Feature | Container-Based Model | Isolate-Based Model |
Startup time | Seconds | Milliseconds |
Resource overhead | Higher | Lower |
Isolation boundary | OS-level | VM isolate-level |
Ideal use case | Backend microservices | Edge request handling |
You should also discuss state management. Workers KV provides globally distributed key-value storage with eventual consistency. Durable Objects provide a strongly consistent state for specific keys by assigning a single authoritative instance.
Explain how consistency trade-offs influence latency and global scalability. Strong candidates demonstrate awareness of geo-replication challenges.
Zero Trust and identity-aware access control#
Cloudflare’s Zero Trust platform enforces identity-aware security policies at the edge. In the Cloudflare System Design interview, you may be asked to design secure access control for internal applications.
Discuss how identity providers integrate via OAuth or OIDC. Explain how edge policies evaluate user identity, device posture, and contextual signals before granting access. Describe encrypted tunnels between Cloudflare and the origin infrastructure.
Zero Trust reasoning emphasizes the principle that no request should be implicitly trusted. Enforcement at the edge reduces exposure and centralizes policy control.
Structuring your answer in the Cloudflare System Design interview#
Success in the Cloudflare System Design interview depends not only on technical depth but also on structured communication.
Begin by clarifying requirements and constraints. Confirm whether latency, security, or consistency is the top priority. Establish geographic scope and expected scale. Ask about acceptable failure modes.
Next, explicitly state non-functional requirements. These may include millisecond-level latency, high availability targets above 99.99 percent, security-first filtering, elastic scalability, and strong observability.
Then provide rough scale estimates. Quantify expected requests per second, cache hit ratios, and traffic burst scenarios. Even approximate numbers demonstrate architectural maturity.
After that, present a high-level architecture diagram verbally. Describe how traffic flows from the client to anycast routing, to edge POP, through security pipelines, into caching layers, possibly through edge compute, and finally to origin servers.

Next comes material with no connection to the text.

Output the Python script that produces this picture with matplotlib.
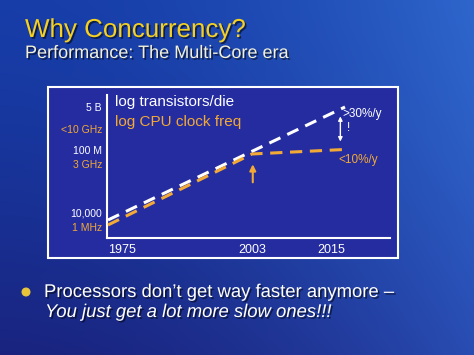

Deep dive into two or three components. For example, explain how multi-tier caching reduces origin load and how DDoS filtering prevents malicious traffic from escalating.
Finally, discuss failure scenarios and trade-offs. The table below illustrates typical failure conditions and mitigation strategies.
Failure Scenario | Design Response |
POP outage | Withdraw BGP routes and reroute traffic |
Origin failure | Serve cached responses or fallback |
Traffic surge | Autoscale filtering and rate limits |
KV inconsistency | Accept eventual consistency with reconciliation |
Conclude by suggesting future improvements, such as smarter routing algorithms or predictive scaling for attack mitigation.
Example high-level Cloudflare CDN design#
Consider a design prompt asking you to build a Cloudflare-style CDN.
A user request is routed via anycast to the nearest POP. The edge firewall inspects traffic and blocks malicious requests. The edge cache checks for the requested asset. If present, it serves the asset immediately. If not, it escalates to a regional cache or origin server. The response is compressed, cached, and returned to the client. Logs are streamed to analytics systems for monitoring and anomaly detection.
This architecture reduces latency, improves resilience, and protects origin infrastructure.
Final thoughts#
The Cloudflare System Design interview evaluates your ability to think at internet scale. It requires a strong understanding of networking, caching, security pipelines, edge compute, and distributed state management.
You must demonstrate clarity in architectural thinking, depth in technical reasoning, and awareness of trade-offs. If you structure your answer thoughtfully, quantify scale, explore failure handling deeply, and explain your decisions with precision, you position yourself as a senior engineer capable of designing systems at the edge of the internet.